日本のマンガの質の高さは、世界中でも認められているところですが、それは画力の素晴

日本のマンガの質の高さは、世界中でも認められているところですが、それは画力の素晴らしさだけではなく、その内容の深さにも及んでいます。

おそらく、マンガ家の方達の日頃の研鑽の成果が、正しく評価されたものであるといえます。

 私は、その数あるマンガの中でも、特に歴史物が好きです。

もともとも日本史や世界史に興味があったこともその理由の一つですが、殊に「三国志」の世界にはまっています。

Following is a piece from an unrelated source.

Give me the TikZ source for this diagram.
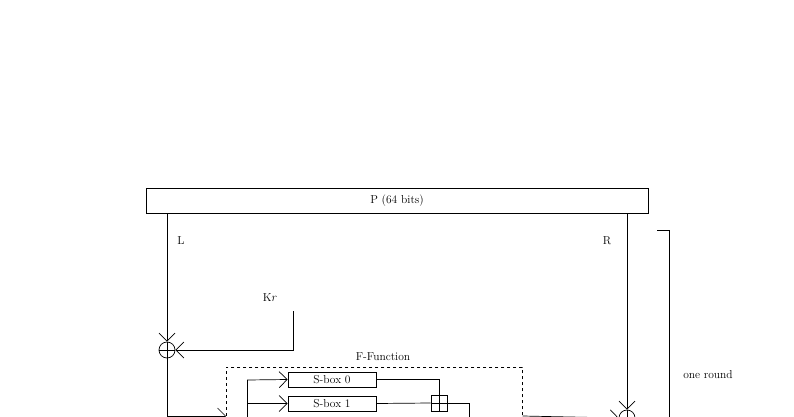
\documentclass[tikz,border=0pt]{standalone}
\usetikzlibrary{arrows.meta}
\begin{document}
\begin{tikzpicture}[x=1pt,y=-1pt,line width=0.7pt,
  lbl/.style={font=\fontsize{11.5}{13}\selectfont,inner sep=0pt},
  wbox/.style={draw,font=\fontsize{11.5}{13}\selectfont,inner sep=0pt},
  xorc/.style={draw,circle,minimum size=16pt,inner sep=0pt},
  arr/.style={-{Straight Barb[length=8pt,width=16pt]}}]
\useasboundingbox (0,0) rectangle (794,417);
\begin{scope}
\clip (0,0) rectangle (794,417);
\node[wbox,minimum width=502pt,minimum height=25pt] (P) at (397,200.5) {P (64 bits)};
\node[lbl] (L) at (181,241) {L};
\node[lbl] (R) at (607,241) {R};
\node[lbl] (K) at (270,298) {K$r$};
\node[xorc] (x1) at (167,350) {};
\draw (x1.north)--(x1.south) (x1.west)--(x1.east);
\node[xorc] (x2) at (627,418) {};
\draw (x2.north)--(x2.south) (x2.west)--(x2.east);
\coordinate (kt) at (293,311);
\draw[arr] (kt) |- (x1.east);
\draw[arr] (P.south -| x1) -- (x1.north);
\draw[arr] (P.south -| x2) -- (x2.north);
\node[draw,dashed,minimum width=296pt,minimum height=100pt,anchor=north west] (F) at (226,367) {};
\node[lbl] (FL) at (383,357) {F-Function};
\draw[arr] (x1.south) |- (F.west |- 0,416);
\node[wbox,minimum width=88pt,minimum height=15pt] (s0) at (332,379.5) {S-box 0};
\node[wbox,minimum width=88pt,minimum height=15pt] (s1) at (332,403.5) {S-box 1};
\coordinate (sp) at (247,380);
\draw[arr] (sp) -- (s0.west);
\draw (sp) -- (247,430);
\draw[arr] (247,403.5) -- (s1.west);
\node[draw,minimum size=16pt,inner sep=0pt] (ad) at (439,403) {};
\draw (ad.north)--(ad.south) (ad.west)--(ad.east);
\draw (s0.east) -| (ad.north);
\draw (s1.east) -- (ad.west);
\draw (ad.east) -| (469,430);
\draw[arr] (F.east |- 0,416) -- (x2.west);
\draw (657,230) -- (669,230) -- (669,430);
\node[lbl] (OR) at (708,375) {one round};
\end{scope}
\end{tikzpicture}
\end{document}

 現在、三国志を扱ったマンガは多数ありますが、故・横山光輝氏の

『三国志(全60巻)』

は、日本における

「三国志マンガの先駆け」

とでも称すべきもので、その面白さに学生時代から魅了されました。

ただし、横山三国志は、正史の「三国史」ではなく、中国の元末・明初時代の作家・羅貫中による『三国志演義』(以降「演義」)が基になっているためフィクションの部分が多く、全てが史実通りという訳ではありません。

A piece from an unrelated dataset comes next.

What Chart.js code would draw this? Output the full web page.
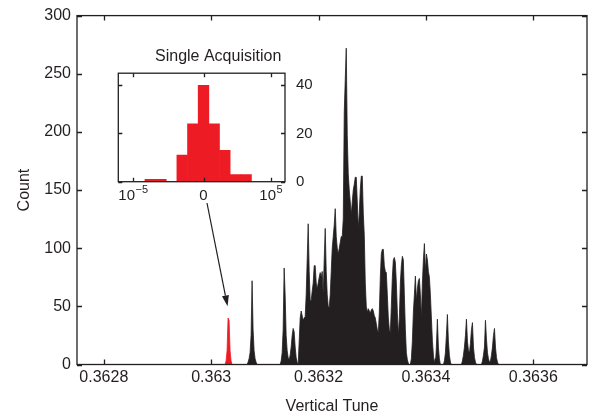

けれども、その反面物語として楽しめる要素に満ちています。

一方、史実に基づいた作品としては『蒼天航路』というマンガがあります。

こちらは原作を故・李学仁(イ・ハギン)氏、作画を王欣太(KING☆GONTA)氏によって書かれています。

一般に、いわゆる「三国志もの」は、「演義」の影響を受けて比較的「蜀(漢)」の劉備(玄徳)寄りの内容が多いのですが、こちらは正史とされる、三国を統一した西晋の官僚・陳寿の著した魏を正統とする「三国志」

(陳寿の『三国志』は当初私家版でしたが、陳寿の死後、西晋の恵帝の時代に范頵らの上表により正史と認定されました)

を基に脚色をしたものなので、魏の曹操(孟徳)が中心に描かれ、他とは一線を画した展開が見られます。

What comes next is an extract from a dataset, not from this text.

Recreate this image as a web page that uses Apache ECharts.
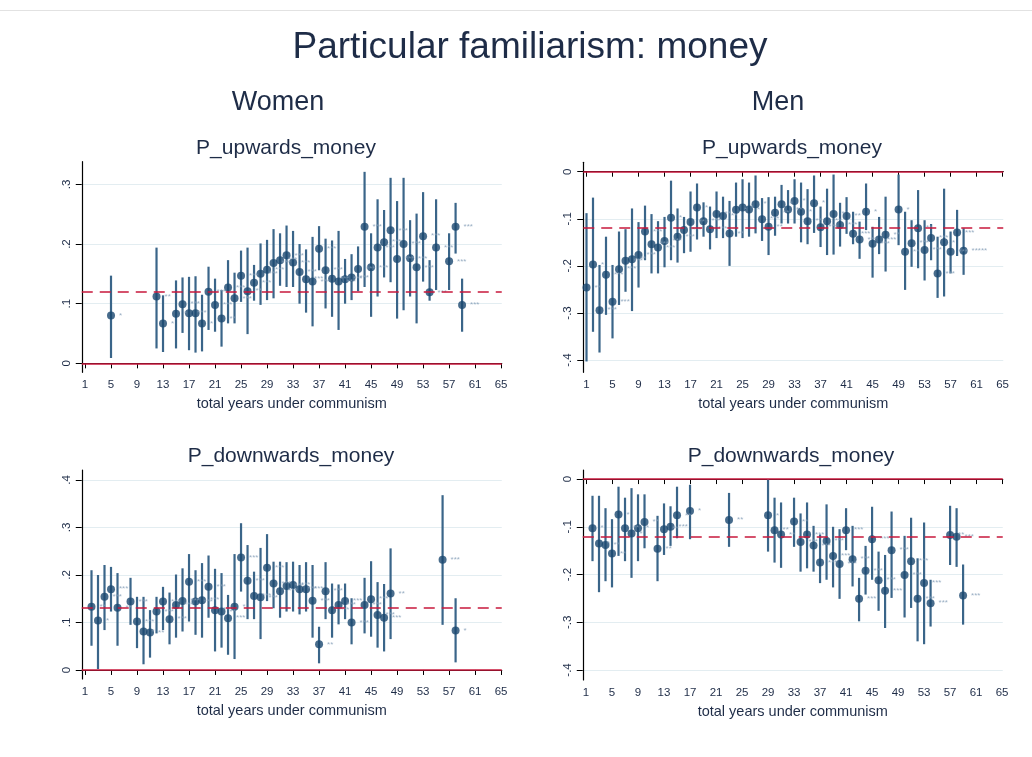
<!DOCTYPE html>
<html>
<head>
<meta charset="utf-8">
<script src="https://cdn.jsdelivr.net/npm/echarts@6/dist/echarts.min.js"></script>
<style>
html,body{margin:0;padding:0;background:#fff}
#main{width:1032px;height:757px}
</style>
</head>
<body>
<div id="main"></div>
<script>
// women, upwards
var wuYears = [5,12,13,15,16,17,18,19,20,21,22,23,24,25,26,27,28,29,30,31,32,33,34,35,36,37,38,39,40,41,42,43,44,45,46,47,48,49,50,51,52,53,54,55,57,58,59];
var wuEst = [0.080,0.112,0.067,0.083,0.099,0.084,0.084,0.067,0.120,0.098,0.075,0.127,0.109,0.147,0.121,0.135,0.150,0.157,0.168,0.173,0.181,0.169,0.153,0.141,0.137,0.192,0.156,0.142,0.137,0.141,0.144,0.158,0.229,0.161,0.194,0.203,0.223,0.175,0.200,0.176,0.161,0.213,0.119,0.194,0.171,0.229,0.098];
var wuLo = [0.009,0.025,0.019,0.025,0.051,0.022,0.018,0.020,0.056,0.053,0.028,0.067,0.067,0.103,0.049,0.105,0.098,0.106,0.109,0.130,0.128,0.128,0.100,0.085,0.062,0.156,0.092,0.078,0.056,0.100,0.106,0.121,0.128,0.078,0.112,0.144,0.136,0.075,0.089,0.112,0.067,0.137,0.105,0.123,0.123,0.184,0.053];
var wuHi = [0.147,0.194,0.114,0.139,0.144,0.145,0.146,0.115,0.162,0.142,0.123,0.173,0.152,0.189,0.194,0.165,0.201,0.207,0.225,0.218,0.231,0.222,0.200,0.191,0.212,0.230,0.209,0.206,0.222,0.175,0.183,0.196,0.321,0.218,0.275,0.257,0.311,0.272,0.311,0.240,0.251,0.287,0.173,0.275,0.218,0.269,0.142];
var wuStars = ['*','**','*','*','***','**','*','*','***','***','**','***','***','***','**','***','***','***','***','***','***','***','***','***','***','***','***','***','***','***','***','***','***','***','***','***','***','***','***','***','***','***','***','***','***','***','***'];
var wuMean = 0.117;

// men, upwards
var muYears = [1,2,3,4,5,6,7,8,9,10,11,12,13,14,15,16,17,18,19,20,21,22,23,24,25,26,27,28,29,30,31,32,33,34,35,36,37,38,39,40,41,42,43,44,45,46,47,49,50,51,52,53,54,55,56,57,58,59];
var muEst = [-0.246,-0.197,-0.294,-0.219,-0.276,-0.207,-0.189,-0.186,-0.177,-0.127,-0.154,-0.161,-0.147,-0.098,-0.138,-0.124,-0.107,-0.076,-0.105,-0.122,-0.090,-0.094,-0.131,-0.081,-0.076,-0.080,-0.069,-0.101,-0.117,-0.087,-0.069,-0.080,-0.062,-0.085,-0.105,-0.067,-0.118,-0.105,-0.090,-0.113,-0.094,-0.132,-0.144,-0.085,-0.153,-0.144,-0.134,-0.080,-0.170,-0.152,-0.120,-0.166,-0.141,-0.216,-0.150,-0.170,-0.129,-0.168];
var muLo = [-0.403,-0.340,-0.384,-0.304,-0.354,-0.283,-0.255,-0.296,-0.246,-0.188,-0.216,-0.216,-0.203,-0.188,-0.193,-0.173,-0.170,-0.144,-0.138,-0.165,-0.141,-0.141,-0.200,-0.138,-0.141,-0.138,-0.131,-0.147,-0.177,-0.136,-0.110,-0.110,-0.110,-0.150,-0.154,-0.130,-0.160,-0.177,-0.176,-0.159,-0.132,-0.154,-0.185,-0.124,-0.225,-0.175,-0.212,-0.156,-0.251,-0.202,-0.205,-0.231,-0.188,-0.268,-0.265,-0.216,-0.179,-0.219];
var muHi = [-0.088,-0.055,-0.198,-0.138,-0.198,-0.127,-0.122,-0.078,-0.107,-0.072,-0.090,-0.105,-0.096,-0.019,-0.078,-0.096,-0.042,-0.025,-0.065,-0.074,-0.042,-0.053,-0.062,-0.023,-0.016,-0.023,-0.008,-0.056,-0.054,-0.053,-0.028,-0.039,-0.016,-0.023,-0.037,-0.008,-0.074,-0.036,-0.006,-0.066,-0.054,-0.085,-0.106,-0.025,-0.117,-0.096,-0.053,-0.006,-0.085,-0.103,-0.039,-0.103,-0.111,-0.138,-0.036,-0.127,-0.081,-0.120];
var muStars = ['**','*','***','***','***','***','***','**','***','***','***','***','***','*','***','***','**','*','***','***','**','**','**','*','*','*','*','***','**','**','*','**','*','*','**','*','***','**','*','***','**','***','***','*','***','***','**','*','**','***','**','***','***','***','*','***','***','*****'];
var muMean = -0.122;

// women, downwards
var wdYears = [2,3,4,5,6,8,9,10,11,12,13,14,15,16,17,18,19,20,21,22,23,24,25,26,27,28,29,30,31,32,33,34,35,36,37,38,39,40,41,42,44,45,46,47,48,56,58];
var wdEst = [0.133,0.104,0.154,0.170,0.131,0.144,0.102,0.081,0.079,0.123,0.144,0.107,0.137,0.145,0.186,0.144,0.147,0.175,0.126,0.123,0.109,0.133,0.237,0.188,0.156,0.153,0.215,0.182,0.166,0.177,0.179,0.170,0.170,0.146,0.054,0.166,0.126,0.137,0.145,0.100,0.137,0.149,0.116,0.110,0.161,0.232,0.083];
var wdLo = [0.051,0.002,0.084,0.123,0.051,0.095,0.046,0.012,0.026,0.077,0.084,0.054,0.068,0.081,0.102,0.074,0.068,0.110,0.039,0.047,0.032,0.023,0.165,0.107,0.107,0.065,0.145,0.130,0.110,0.123,0.123,0.117,0.123,0.068,0.014,0.107,0.068,0.096,0.107,0.054,0.077,0.070,0.047,0.039,0.065,0.095,0.016];
var wdHi = [0.210,0.200,0.221,0.217,0.204,0.194,0.154,0.154,0.126,0.154,0.175,0.163,0.201,0.214,0.244,0.210,0.225,0.241,0.213,0.204,0.158,0.244,0.309,0.263,0.207,0.257,0.286,0.228,0.228,0.227,0.228,0.221,0.227,0.221,0.091,0.227,0.182,0.180,0.182,0.151,0.194,0.229,0.185,0.181,0.256,0.368,0.151];
var wdStars = ['**','*','***','***','**','***','***','*','**','***','***','***','***','***','***','***','***','***','**','**','***','*','***','***','***','***','***','***','***','***','***','***','***','***','**','***','***','***','***','***','***','***','***','***','**','***','*'];
var wdMean = 0.125;

// men, downwards
var mdYears = [2,3,4,5,6,7,8,9,10,12,13,14,15,17,23,29,30,31,33,34,35,36,37,38,39,40,41,42,43,44,45,46,47,48,50,51,52,53,54,57,58,59];
var mdEst = [-0.103,-0.135,-0.138,-0.156,-0.074,-0.103,-0.114,-0.103,-0.090,-0.146,-0.105,-0.100,-0.076,-0.067,-0.086,-0.076,-0.107,-0.116,-0.089,-0.132,-0.116,-0.139,-0.175,-0.130,-0.161,-0.178,-0.107,-0.168,-0.251,-0.192,-0.126,-0.212,-0.234,-0.149,-0.201,-0.172,-0.251,-0.218,-0.260,-0.117,-0.121,-0.244];
var mdLo = [-0.172,-0.237,-0.214,-0.227,-0.161,-0.172,-0.207,-0.172,-0.145,-0.214,-0.159,-0.140,-0.124,-0.126,-0.142,-0.152,-0.175,-0.186,-0.142,-0.194,-0.187,-0.194,-0.218,-0.211,-0.227,-0.251,-0.149,-0.225,-0.298,-0.242,-0.211,-0.276,-0.312,-0.249,-0.290,-0.270,-0.340,-0.346,-0.309,-0.180,-0.184,-0.305];
var mdHi = [-0.035,-0.035,-0.061,-0.084,-0.016,-0.039,-0.019,-0.032,-0.032,-0.077,-0.051,-0.057,-0.016,-0.012,-0.029,0.000,-0.039,-0.049,-0.039,-0.072,-0.049,-0.098,-0.116,-0.053,-0.100,-0.105,-0.061,-0.098,-0.207,-0.140,-0.058,-0.152,-0.159,-0.068,-0.119,-0.081,-0.166,-0.091,-0.211,-0.056,-0.061,-0.179];
var mdStars = ['*','*','**','**','*','**','*','*','**','**','**','***','**','*','**','*','**','**','**','***','***','***','***','***','***','***','***','***','***','***','***','***','***','***','***','***','***','***','***','**','***','***'];
var mdMean = -0.119;

var xTicks = [1,5,9,13,17,21,25,29,33,37,41,45,49,53,57,61,65];
var yTicksW = [0, 0.1, 0.2, 0.3];
var yTicksW2 = [0, 0.1, 0.2, 0.3, 0.4];
var yTicksM = [0, -0.1, -0.2, -0.3, -0.4];

var navy = '#1a476f';
var barCol = '#3a6589';
var red = '#c8193c';
var ink = '#1e2c47';
var fam = 'Liberation Sans, Arial, sans-serif';

function stataFmt(v) {
  if (Math.abs(v) < 1e-9) return '0';
  var s = Math.abs(v).toFixed(1).replace(/^0/, '');
  return (v < 0 ? '-' : '') + s;
}

function renderBar(params, api) {
  var a = api.coord([api.value(0), api.value(2)]);
  var b = api.coord([api.value(0), api.value(1)]);
  return {
    type: 'line',
    shape: {x1: a[0], y1: a[1], x2: b[0], y2: b[1]},
    style: {stroke: barCol, lineWidth: 2.2}
  };
}

var grids = [
  {left: 81.75, top: 161.7, width: 420, height: 210.6},
  {left: 583.25, top: 162.3, width: 420, height: 210},
  {left: 81.75, top: 470, width: 420, height: 209},
  {left: 582.75, top: 470, width: 420, height: 210}
];
var yRanges = [[-0.015, 0.338], [-0.426, 0.02], [-0.019, 0.421], [-0.421, 0.019]];
var yTickSets = [yTicksW, yTicksM, yTicksW2, yTicksM];

var panels = [
  [wuYears, wuEst, wuLo, wuHi, wuStars, wuMean],
  [muYears, muEst, muLo, muHi, muStars, muMean],
  [wdYears, wdEst, wdLo, wdHi, wdStars, wdMean],
  [mdYears, mdEst, mdLo, mdHi, mdStars, mdMean]
];

var xAxes = [], yAxes = [], series = [];
panels.forEach(function (p, i) {
  xAxes.push({
    type: 'value', gridIndex: i, min: 0.5, max: 65.1,
    name: 'total years under communism', nameLocation: 'middle', nameGap: 24,
    nameTextStyle: {fontFamily: fam, fontSize: 14.5, color: ink},
    axisLine: {lineStyle: {color: '#000', width: 1.2}},
    axisTick: {length: 5, lineStyle: {color: '#000'}, customValues: xTicks},
    axisLabel: {fontFamily: fam, fontSize: 11.5, color: ink, margin: 7, customValues: xTicks},
    splitLine: {show: false}
  });
  yAxes.push({
    type: 'value', gridIndex: i, min: yRanges[i][0], max: yRanges[i][1],
    axisLine: {show: true, lineStyle: {color: '#000', width: 1.2}},
    axisTick: {show: true, length: 6, lineStyle: {color: '#000'}, customValues: yTickSets[i]},
    axisLabel: {fontFamily: fam, fontSize: 11.5, color: ink, rotate: 90, margin: 9,
      customValues: yTickSets[i], formatter: stataFmt},
    splitLine: {show: true, lineStyle: {color: '#e3edf1', width: 1}}
  });

  var bars = p[0].map(function (yr, k) { return [yr, p[2][k], p[3][k]]; });
  var pts = p[0].map(function (yr, k) { return [yr, p[1][k], p[4][k]]; });

  series.push({
    type: 'custom', xAxisIndex: i, yAxisIndex: i, z: 3,
    renderItem: renderBar, encode: {x: 0, y: [1, 2]}, data: bars,
    markLine: {
      silent: true, symbol: 'none', label: {show: false},
      data: [
        {yAxis: 0, lineStyle: {color: red, width: 1.5, type: 'solid'}},
        {yAxis: p[5], lineStyle: {color: red, width: 1.5, type: [11, 7]}}
      ]
    }
  });
  series.push({
    type: 'scatter', xAxisIndex: i, yAxisIndex: i, z: 4,
    symbol: 'circle', symbolSize: 8,
    itemStyle: {color: navy},
    label: {
      show: true, position: 'right', distance: 4,
      formatter: function (d) { return d.value[2]; },
      fontFamily: fam, fontSize: 8, color: '#7f9ab4'
    },
    data: pts
  });
});

var chart = echarts.init(document.getElementById('main'));
chart.setOption({
  backgroundColor: '#fff',
  animation: false,
  grid: grids,
  xAxis: xAxes,
  yAxis: yAxes,
  series: series,
  graphic: [
    {type: 'line', shape: {x1: 0, y1: 10.5, x2: 1032, y2: 10.5}, style: {stroke: '#e2e2e2', lineWidth: 1}},
    {type: 'text', x: 530, y: 48, style: {text: 'Particular familiarism: money', align: 'center', verticalAlign: 'middle', fontFamily: fam, fontSize: 37, fill: ink}},
    {type: 'text', x: 278, y: 103, style: {text: 'Women', align: 'center', verticalAlign: 'middle', fontFamily: fam, fontSize: 27, fill: ink}},
    {type: 'text', x: 778, y: 103, style: {text: 'Men', align: 'center', verticalAlign: 'middle', fontFamily: fam, fontSize: 27, fill: ink}},
    {type: 'text', x: 286, y: 148, style: {text: 'P_upwards_money', align: 'center', verticalAlign: 'middle', fontFamily: fam, fontSize: 21, fill: ink}},
    {type: 'text', x: 792, y: 148, style: {text: 'P_upwards_money', align: 'center', verticalAlign: 'middle', fontFamily: fam, fontSize: 21, fill: ink}},
    {type: 'text', x: 291, y: 456, style: {text: 'P_downwards_money', align: 'center', verticalAlign: 'middle', fontFamily: fam, fontSize: 21, fill: ink}},
    {type: 'text', x: 791, y: 456, style: {text: 'P_downwards_money', align: 'center', verticalAlign: 'middle', fontFamily: fam, fontSize: 21, fill: ink}}
  ]
});
</script>
</body>
</html>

さて、その「蒼天航路」の中で、とても心に残る寓話がありました。

それは、獣偏に貪(むさぼ)ると書いて「トン」と読む、孔子が中国の争乱の行く末を譬えた教えの中に出てくる怪物の話です。

それによれば、

 『トンはいつも腹を空かせていて、目の前にあるものすべてを貪っていた。

それが、水であろうが、食物であろうが関係なく、しかも人間も建物も飲み込むのである。

味も形もおかまいなしで、とにかく腹に入り、食いつなげればよいのだ。

しかし、いくら飲み込んでもトンの食欲は止まることをしらない。

やがて、地球上のすべてのものが飲み込まれてしまった。

すると、トンは地球そのものを貪りだし、地球を飲み込むと今度は太陽をも飲み込んでしまった。

太陽がなくなると、そこに待っていたのは暗闇である。

ところが、その暗闇の中でも、依然としてトンは貪ることをやめない。

そうこうしているうちに、トンが手探りで見つけたのは自分の尻尾であった。

ついにトンは、自分の尻尾を飲み込み始め、とうとう自分自身をも飲み込んでしまった。

そして、無が残った。

何も無い世界が…。』

と、伝えられています。

このトンとはまさに、孔子による想像上の怪物ですが、孔子がこのトンのありようを通して物語ろうとしているのは他でもない、私たち人間の欲望の深さと、その結末です。

限りない欲望のなれの果ては「無」だと教えられる時に、それが単に一人の人間のことだけではなく、実はその人間が支配している、この地球の行く末をも見たような気がしたことでした。